Mais la mise en place de l’accord « a manifestement réussi à faire baisser les prix », notait cependant l’ONU en octobre dernier, se félicitant « du fait que les prix [avaient] baissé pendant cinq mois consécutifs : l’indice des prix alimentaires a diminué de près de 14% depuis le pic de mars [2022]« .
Parce qu’il doit répondre (en partie) à la crise alimentaire mondiale
Le jour de la conclusion de l’accord, le 22 juillet, Antonio Guterres avait également salué le fait que l’Initiative « apporterait un soulagement aux pays en développement au bord de la faillite et aux personnes les plus vulnérables au bord de la famine ». Au lendemain du déclenchement du conflit, les Nations unies redoutaient en effet l' »effondrement du système alimentaire mondial », comptabilisant par exemple 19 pays sur le continent africain dépendant à 100% du blé russe ou ukrainien.
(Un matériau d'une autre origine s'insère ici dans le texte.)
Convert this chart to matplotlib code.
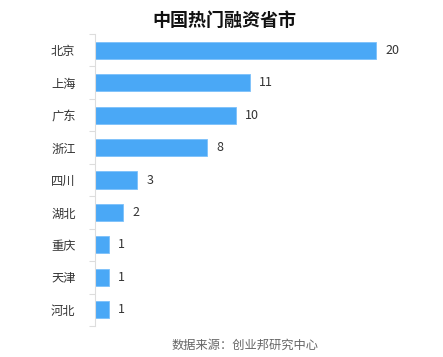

En octobre, le Programme alimentaire mondial (PAM) alertait sur la hausse, « de 282 millions à 345 millions au cours des premiers mois de 2022 », du nombre de personnes souffrant de la faim dans le monde.
Parmi les exportations russes et ukrainiennes permises par l’accord malgré le conflit, un tiers va aux pays en développement, directement menacés par des pénuries alimentaires. « Ces approvisionnements alimentaires (…) ont atteint 43 pays depuis août » et « près de 44% du blé exporté a été expédié vers des pays à revenu faible ou intermédiaire, dont 64% vers des économies en développement », détaillait l’ONU en janvier, précisant que le PAM « a acheté [en 2022] 8% du total de blé exporté grâce à cet accord, pour soutenir ses opérations humanitaires dans les régions du monde frappées par la faim ».